**Exercise material**

^^^^

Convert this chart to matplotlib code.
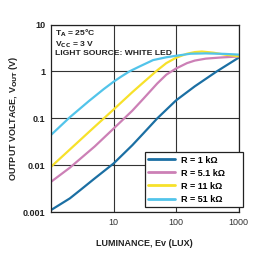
import matplotlib
matplotlib.use("Agg")
import matplotlib.pyplot as plt

plt.rcParams['font.family'] = ['Liberation Sans', 'DejaVu Sans']

# values (lux, volts)
lux_1k = [1, 2, 3, 5, 10, 20, 30, 50, 100, 200, 450, 1000]
vout_1k = [0.0011, 0.00195, 0.003, 0.0052, 0.0108, 0.0266, 0.0474, 0.099, 0.24, 0.48, 1.0, 1.95]

lux_5k1 = [1, 2, 5, 10, 20, 30, 50, 70, 100, 150, 200, 300, 500, 1000]
vout_5k1 = [0.0044, 0.0088, 0.025, 0.06, 0.145, 0.26, 0.55, 0.85, 1.15, 1.5, 1.7, 1.87, 1.97, 2.08]

lux_11k = [1, 2, 5, 10, 20, 30, 50, 70, 100, 150, 200, 260, 400, 600, 1000]
vout_11k = [0.0092, 0.0215, 0.066, 0.153, 0.36, 0.58, 1.05, 1.5, 1.95, 2.38, 2.58, 2.65, 2.5, 2.28, 2.1]

lux_51k = [1, 2, 4, 7, 10, 13, 18, 27, 43, 70, 100, 170, 300, 600, 1000]
vout_51k = [0.044, 0.105, 0.23, 0.42, 0.6, 0.76, 1.0, 1.3, 1.74, 2.0, 2.15, 2.38, 2.42, 2.36, 2.28]

labels = ['R = 1 k\u03a9', 'R = 5.1 k\u03a9', 'R = 11 k\u03a9', 'R = 51 k\u03a9']
colors = ['#1b6fa3', '#cc80b6', '#f7e12a', '#52c4ea']

x_ticks = [10, 100, 1000]
y_ticks = [0.001, 0.01, 0.1, 1, 10]
y_ticklabels = ['0.001', '0.01', '0.1', '1', '10']

fig = plt.figure(figsize=(2.77, 2.59), dpi=100)
ax = fig.add_axes([51/277, 47/259, 187.5/277, 187.5/259])

series = [(lux_1k, vout_1k), (lux_5k1, vout_5k1), (lux_11k, vout_11k), (lux_51k, vout_51k)]
for (xs, ys), c, lab in zip(series, colors, labels):
    ax.plot(xs, ys, color=c, lw=1.6, label=lab, solid_capstyle='round', solid_joinstyle='round')

ax.set_xscale('log')
ax.set_yscale('log')
ax.set_xlim(1, 1000)
ax.set_ylim(0.001, 10)

ax.set_xticks(x_ticks)
ax.set_xticklabels([str(t) for t in x_ticks], fontsize=6.5, color='#333333')
ax.set_yticks(y_ticks)
ax.set_yticklabels(y_ticklabels, fontsize=6.5, fontweight='bold', color='#222222')
ax.minorticks_off()
ax.tick_params(length=0, pad=4)

ax.grid(True, which='major', color='#333333', lw=0.8)
for s in ax.spines.values():
    s.set_color('#222222')
    s.set_linewidth(0.9)

ax.set_xlabel('LUMINANCE, Ev (LUX)', fontsize=6.5, fontweight='bold', labelpad=9, color='#222222')
ax.set_ylabel('OUTPUT VOLTAGE, V$_{\\mathbf{OUT}}$ (V)', fontsize=6.5, fontweight='bold', labelpad=2, color='#222222')

# test conditions, top left
ax.text(0.022, 0.985, 'T$_{\\mathbf{A}}$ = 25\u00b0C\nV$_{\\mathbf{CC}}$ = 3 V\nLIGHT SOURCE: WHITE LED',
        transform=ax.transAxes, fontsize=6.1, fontweight='bold', va='top', ha='left',
        color='#222222', linespacing=1.05)

leg = ax.legend(loc='lower left', bbox_to_anchor=(0.50, 0.025, 0.522, 0.30), mode='expand',
                borderaxespad=0, frameon=True, fancybox=False, framealpha=1,
                edgecolor='#222222', handlelength=3.0, handletextpad=0.6, labelspacing=0.45,
                prop={'weight': 'bold', 'size': 6.5})
leg.get_frame().set_linewidth(0.9)
for h in leg.get_lines():
    h.set_linewidth(2.0)

fig.savefig('out.png', dpi=100)
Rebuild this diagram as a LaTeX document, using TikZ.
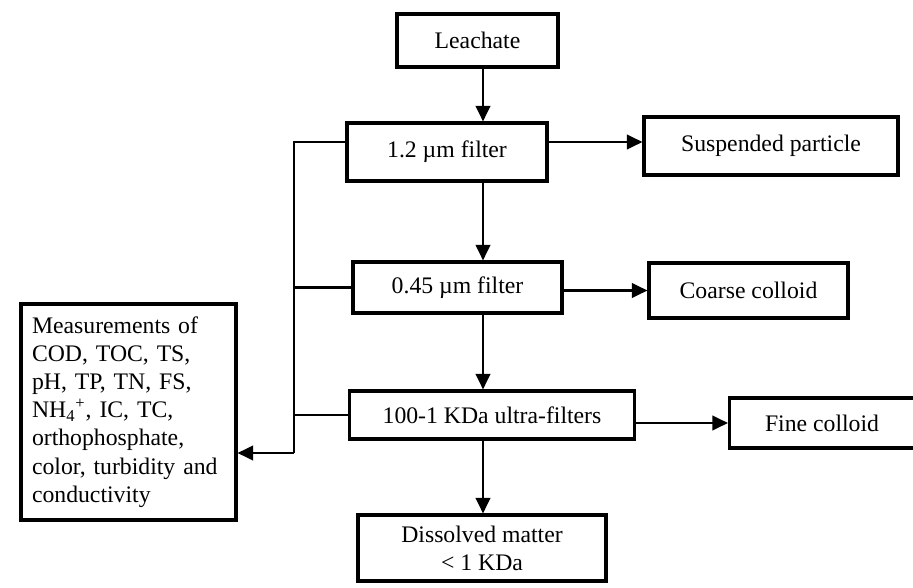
\documentclass[tikz,border=0pt]{standalone}
\usepackage{fontspec}
\setmainfont{Liberation Serif}
\usepackage{tikz}
\usetikzlibrary{arrows.meta,positioning,calc}

\begin{document}
\begin{tikzpicture}[
  x=0.02cm, y=-0.02cm,
  font=\fontsize{13.5}{16}\selectfont,
  box/.style={draw=black, line width=1.8pt, fill=white, align=center,
              inner sep=2pt},
  link/.style={line width=1.2pt, draw=black},
  arrow/.style={-{Triangle[length=3.1mm,width=2.9mm]}, line width=1.2pt, draw=black}
]
  \useasboundingbox (0,0) rectangle (913,588);
  \coordinate (spine) at (483,0);
  \coordinate (bus) at (294,0);
  \coordinate (upper) at (0,142);
  \coordinate (tap) at (294,453);

  \node[box, minimum width=3.22cm, minimum height=1.06cm] (leach) at (477.5,40.5) {Leachate};
  \node[box, minimum width=4.0cm, minimum height=1.16cm] (f12) at (447,152) {1.2 µm filter};
  \node[box, minimum width=5.08cm, minimum height=1.16cm] (susp) at (771,146) {Suspended particle};
  \node[box, minimum width=4.18cm, minimum height=1.02cm] (f045) at (457.5,287.5) {0.45 µm filter};
  \node[box, minimum width=3.98cm, minimum height=1.1cm] (coarse) at (748.5,290.5) {Coarse colloid};
  \node[box, minimum width=5.7cm, minimum height=0.96cm] (uf) at (492,415) {100-1 KDa ultra-filters};
  \node[box, minimum width=3.7cm, minimum height=1.0cm] (fine) at (822,423) {Fine colloid};
  \node[box, minimum width=4.96cm, minimum height=1.32cm] (diss) at (482,548)
    {Dissolved matter\\ {<} 1 KDa};
  \node[box, align=left, text width=3.86cm, inner xsep=0.22cm, minimum height=4.32cm]
    (meas) at (128.5,412)
    {Measurements of\\ COD, TOC, TS,\\ pH, TP, TN, FS,\\
     NH\textsubscript{4}\textsuperscript{+}, IC, TC,\\ orthophosphate,\\
     color, turbidity and\\ conductivity};

  \draw[arrow] (leach.south -| spine) -- (f12.north -| spine);
  \draw[arrow] (f12.south -| spine) -- (f045.north -| spine);
  \draw[arrow] (f045.south -| spine) -- (uf.north -| spine);
  \draw[arrow] (uf.south -| spine) -- (diss.north -| spine);

  \draw[arrow] (f12.east |- upper) -- (susp.west |- upper);
  \draw[arrow] (f045.east |- coarse.west) -- (coarse.west);
  \draw[arrow] (uf.east |- fine.west) -- (fine.west);

  \draw[link] (f12.west |- upper) -- (bus |- upper) -- (tap);
  \draw[link] (f045.west) -- (f045.west -| bus);
  \draw[link] (uf.west) -- (uf.west -| bus);
  \draw[arrow] (tap) -- (tap -| meas.east);
\end{tikzpicture}
\end{document}
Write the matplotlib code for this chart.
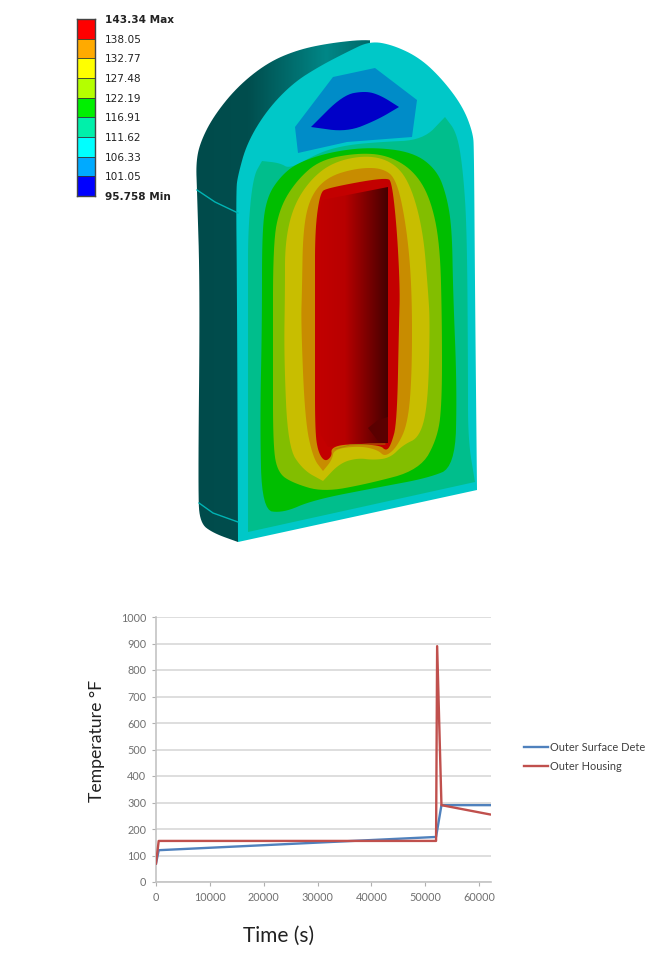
"""Thermal contour picture with its legend, above a temperature history chart."""

import matplotlib
matplotlib.use('Agg')
import matplotlib.pyplot as plt
import numpy as np
from matplotlib.colors import BoundaryNorm, ListedColormap, LinearSegmentedColormap
from matplotlib.patches import Polygon

plt.rcParams['font.family'] = ['Lato', 'DejaVu Sans']

# legend of the contour picture
levels = [95.758, 101.05, 106.33, 111.62, 116.91, 122.19, 127.48, 132.77, 138.05, 143.34]
level_colors = ['#0000ff', '#00aaff', '#00ffff', '#00f0aa', '#00f000',
                '#b4ff00', '#ffff00', '#ffaa00', '#ff0000']
level_labels = ['95.758 Min', '101.05', '106.33', '111.62', '116.91',
                '122.19', '127.48', '132.77', '138.05', '143.34 Max']

# chart data
time_blue = [0, 500, 52000, 53000, 62000]
temp_blue = [70, 120, 170, 290, 290]
time_red = [0, 500, 52000, 52200, 53000, 62000]
temp_red = [70, 155, 155, 890, 290, 255]
x_ticks = [0, 10000, 20000, 30000, 40000, 50000, 60000]
y_ticks = [0, 100, 200, 300, 400, 500, 600, 700, 800, 900, 1000]

# outlines of the model, in picture pixels. Open ones keep their two end corners.
side_outline = [(238, 542), (213, 533), (200, 523), (198, 493), (200, 290), (197, 190),
                (196, 163), (200, 143), (213, 117), (237, 87), (267, 63), (297, 50),
                (330, 43), (370, 39), (393, 45), (300, 300), (238, 542)]
front_outline = [(477, 490), (475, 290), (474, 150), (473, 133), (463, 107), (443, 80),
                 (420, 58), (393, 45), (370, 41), (347, 52), (320, 66), (293, 83),
                 (267, 110), (247, 143), (238, 175), (236, 190), (237, 290), (238, 542)]
teal_band = [(475, 482), (468, 440), (468, 373), (467, 230), (463, 170), (457, 133),
             (445, 117), (445, 117), (423, 140), (380, 142), (347, 145), (320, 152),
             (290, 169), (280, 163), (262, 161), (262, 161), (253, 177), (248, 230),
             (248, 290), (248, 532)]
green_band = [(262, 230), (267, 197), (280, 177), (297, 163), (330, 152), (370, 147),
              (413, 152), (437, 170), (447, 197), (452, 230), (453, 290), (457, 390),
              (455, 467), (428, 478), (380, 487), (313, 500), (283, 513), (262, 510),
              (260, 423), (262, 323)]
lime_band = [(273, 243), (280, 207), (297, 180), (320, 160), (357, 153), (387, 155),
             (413, 170), (430, 197), (440, 243), (442, 323), (442, 400), (438, 437),
             (420, 470), (367, 484), (323, 492), (293, 483), (278, 473), (273, 447),
             (273, 357)]
yellow_band = [(285, 243), (293, 207), (310, 180), (333, 162), (367, 155), (393, 162),
               (410, 183), (423, 230), (428, 290), (430, 323), (428, 403), (420, 437),
               (403, 445), (390, 458), (373, 460), (358, 458), (340, 463), (323, 481),
               (323, 481), (303, 470), (288, 447), (284, 357), (285, 290)]
orange_band = [(302, 290), (303, 230), (310, 197), (327, 177), (357, 168), (383, 168),
               (397, 180), (407, 230), (412, 290), (412, 373), (408, 423), (397, 447),
               (385, 457), (378, 450), (360, 446), (334, 449), (332, 460), (323, 471),
               (323, 471), (313, 458), (305, 420), (301, 323)]
red_band = [(315, 290), (315, 230), (320, 193), (327, 188), (387, 177), (392, 183),
            (397, 230), (400, 290), (399, 323), (397, 423), (391, 445), (386, 451),
            (380, 445), (345, 444), (331, 448), (332, 456), (325, 462), (318, 452),
            (315, 430), (315, 360)]
cavity_outline = [(322, 200), (388, 187), (388, 443), (345, 444), (328, 447), (318, 430),
                  (315, 290), (316, 230)]
cavity_corner = [(368, 428), (378, 420), (388, 417), (388, 443), (378, 441)]
lip_line = [(335, 449), (350, 445), (370, 444), (385, 444)]
blue_zone = [(295, 127), (333, 77), (375, 68), (417, 100), (412, 137), (347, 142), (298, 153)]
deep_blue_zone = [(311, 127), (311, 127), (343, 95), (365, 91), (380, 95), (399, 107),
                  (399, 107), (377, 120), (347, 132)]
rim_top = [(197, 190), (215, 202), (238, 213)]
rim_bottom = [(199, 503), (213, 513), (238, 522)]


def chaikin(points, passes=3, closed=True):
    """Round a polygon by corner cutting; an open one keeps its end points."""
    pts = np.asarray(points, dtype=float)
    for _ in range(passes):
        nxt = np.roll(pts, -1, axis=0) if closed else pts[1:]
        cur = pts if closed else pts[:-1]
        cut = np.empty((2 * len(cur), 2))
        cut[0::2] = 0.75 * cur + 0.25 * nxt
        cut[1::2] = 0.25 * cur + 0.75 * nxt
        pts = cut if closed else np.vstack([pts[0], cut, pts[-1]])
    return pts


fig = plt.figure(figsize=(6.6, 9.69), dpi=100)

# model picture drawn in pixel coordinates
pic = fig.add_axes([0, 0, 1, 1])
pic.axis('off')

side_cmap = LinearSegmentedColormap.from_list('side', [(0.0, '#004b4b'), (0.3, '#004e4e'),
                                                       (0.6, '#007373'), (0.75, '#008787'),
                                                       (1.0, '#006969')])
side_img = pic.imshow(np.linspace(0, 1, 200)[None, :], extent=(196, 370, 542, 40),
                      cmap=side_cmap, aspect='auto', zorder=1)
side_patch = Polygon(chaikin(side_outline, closed=False), closed=True, fc='none', ec='none',
                     transform=pic.transData)
pic.add_patch(side_patch)
side_img.set_clip_path(side_patch)

bands = [(front_outline, '#00c8c8', False), (teal_band, '#00be8c', False),
         (green_band, '#00be00', True), (lime_band, '#82be00', True),
         (yellow_band, '#c8be00', True), (orange_band, '#c88c00', True),
         (red_band, '#c30000', True)]
for outline, color, closed in bands:
    pic.add_patch(Polygon(chaikin(outline, closed=closed), closed=True, fc=color, ec='none',
                          zorder=2))

# the cold zone keeps its straight edges, only the core is rounded
pic.add_patch(Polygon(blue_zone, closed=True, fc='#008cc8', ec='none', zorder=2))
pic.add_patch(Polygon(chaikin(deep_blue_zone), closed=True, fc='#0000c8', ec='none', zorder=2))

cavity_cmap = LinearSegmentedColormap.from_list('cavity', [(0.0, '#c30000'), (0.4, '#b80000'),
                                                           (1.0, '#460000')])
cavity_img = pic.imshow(np.linspace(0, 1, 200)[None, :], extent=(316, 388, 447, 187),
                        cmap=cavity_cmap, aspect='auto', zorder=3)
cavity_patch = Polygon(cavity_outline, closed=True, fc='none', ec='none', transform=pic.transData)
pic.add_patch(cavity_patch)
cavity_img.set_clip_path(cavity_patch)
pic.add_patch(Polygon(cavity_corner, closed=True, fc='#5a0000', ec='none', zorder=4))
pic.plot(*zip(*lip_line), color='#a08800', lw=0.6, zorder=5)

for rim in (rim_top, rim_bottom):
    pic.plot(*zip(*rim), color='#00b4b4', lw=1.0, zorder=5)

pic.set_xlim(0, 660)
pic.set_ylim(969, 0)

# contour legend
bar = fig.add_axes([77 / 660, 1 - 196 / 969, 18 / 660, 177 / 969])
norm = BoundaryNorm(np.arange(len(levels)), len(level_colors))
bar.pcolormesh([0, 1], np.arange(len(levels)), np.arange(len(level_colors))[:, None] + 0.5,
               cmap=ListedColormap(level_colors), norm=norm, edgecolors='none')
bar.set_xticks([])
bar.yaxis.tick_right()
bar.set_yticks(np.arange(len(levels)))
bar.set_yticklabels(level_labels, family='DejaVu Sans', fontsize=7.6, color='#222222')
bar.tick_params(axis='y', length=0, pad=7)
for i in (0, len(levels) - 1):
    bar.get_yticklabels()[i].set_fontweight('bold')
for y in np.arange(len(levels)):
    bar.axhline(y, color='#333333', lw=0.6)
for spine in bar.spines.values():
    spine.set_color('#444444')
    spine.set_linewidth(1.0)

# temperature chart
ax = fig.add_axes([156 / 660, 1 - 882 / 969, 335 / 660, 265 / 969])
ax.plot(time_blue, temp_blue, color='#4f81bd', lw=1.7, label='Outer Surface Dete', zorder=3)
ax.plot(time_red, temp_red, color='#c0504d', lw=1.7, label='Outer Housing', zorder=4)
ax.set_xlim(0, 62200)
ax.set_ylim(0, 1000)
ax.set_xticks(x_ticks)
ax.set_yticks(y_ticks)
ax.grid(axis='y', color='#d8d8d8', lw=1.2)
ax.set_axisbelow(True)
ax.patch.set_alpha(0)
ax.spines['top'].set_visible(False)
ax.spines['right'].set_visible(False)
ax.spines['left'].set_color('#c4c4c4')
ax.spines['bottom'].set_color('#c4c4c4')
ax.spines['left'].set_linewidth(1.2)
ax.spines['bottom'].set_linewidth(1.2)
ax.tick_params(axis='both', color='#b0b0b0', length=3, width=0.8, labelsize=7.8,
               labelcolor='#707070', pad=4)
fig.text(97 / 660, 1 - 741 / 969, 'Temperature °F', rotation=90, ha='center', va='center',
         fontsize=12.7, color='#222222')
fig.text(279 / 660, 1 - 936 / 969, 'Time (s)', ha='center', va='center',
         fontsize=15, color='#222222')
fig.legend(loc='center left', bbox_to_anchor=(522 / 660, 1 - 757 / 969), frameon=False,
           fontsize=7.9, labelcolor='#404040', handlelength=2.15, handletextpad=0.2,
           labelspacing=0.75, borderaxespad=0, borderpad=0.2)

fig.savefig('out.png', dpi=100)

^^^^

**Written task**
Repeat, with no pictures, exactly the lines from the one containing "Rebuild this diagram" through the one containing "(tap) at (294,453);", the first and last included.

**Result for this exercise**
Rebuild this diagram as a LaTeX document, using TikZ.
\documentclass[tikz,border=0pt]{standalone}
\usepackage{fontspec}
\setmainfont{Liberation Serif}
\usepackage{tikz}
\usetikzlibrary{arrows.meta,positioning,calc}

\begin{document}
\begin{tikzpicture}[
  x=0.02cm, y=-0.02cm,
  font=\fontsize{13.5}{16}\selectfont,
  box/.style={draw=black, line width=1.8pt, fill=white, align=center,
              inner sep=2pt},
  link/.style={line width=1.2pt, draw=black},
  arrow/.style={-{Triangle[length=3.1mm,width=2.9mm]}, line width=1.2pt, draw=black}
]
  \useasboundingbox (0,0) rectangle (913,588);
  \coordinate (spine) at (483,0);
  \coordinate (bus) at (294,0);
  \coordinate (upper) at (0,142);
  \coordinate (tap) at (294,453);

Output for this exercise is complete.